Comparison with Prior Jurisprudence
In its reasoning, the court drew comparisons to previous cases to reinforce its decision regarding the interpretation of spendthrift trusts. It referenced the case of McCurdy v. Bellefonte Trust Co., which established that a spendthrift trust cannot be inferred without clear language indicating such intent. The court acknowledged variations among different jurisdictions regarding the construction of spendthrift trusts but underscored that Pennsylvania had adopted a conservative interpretation of the requirements necessary to establish such trusts. By citing earlier cases, the court illustrated that it was adhering to a stricter standard, dismissing more liberal interpretations that may have previously allowed for broader definitions of spendthrift trusts. This comparison served to clarify that the court's ruling was consistent with established legal principles in Pennsylvania, reinforcing the notion that explicit language is essential for the creation of a spendthrift trust.

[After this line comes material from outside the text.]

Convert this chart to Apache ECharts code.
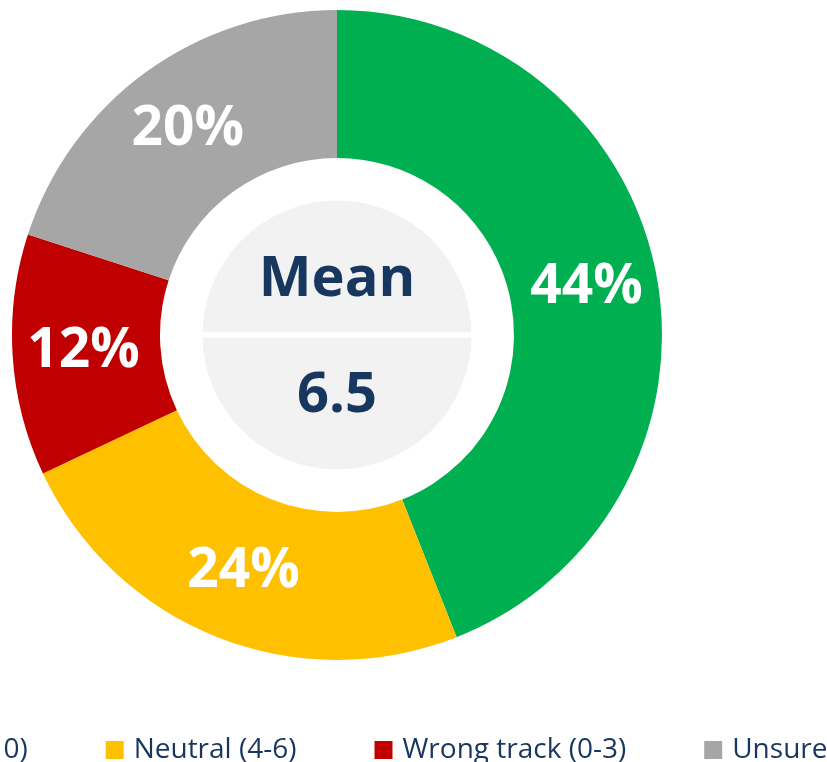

Conclusion on Trust Classification
Ultimately, the court concluded that the trust established by Charles Shaffer’s will should be classified as an ordinary trust, rather than a spendthrift trust. The lack of explicit protective language in the will meant that Herman Shaffer's creditors could legally attach the income and principal payments from the trust for the satisfaction of his debts. The court's determination highlighted the importance of precise drafting in testamentary documents, particularly when it comes to the intention behind the establishment of trusts. The ruling underscored that without clear and unambiguous language indicating a desire to create a spendthrift trust, the assets within such a trust remain vulnerable to creditors. Thus, the court reversed the lower court's decree, affirming that the funds held in trust were indeed subject to attachment by Herman Shaffer's creditors.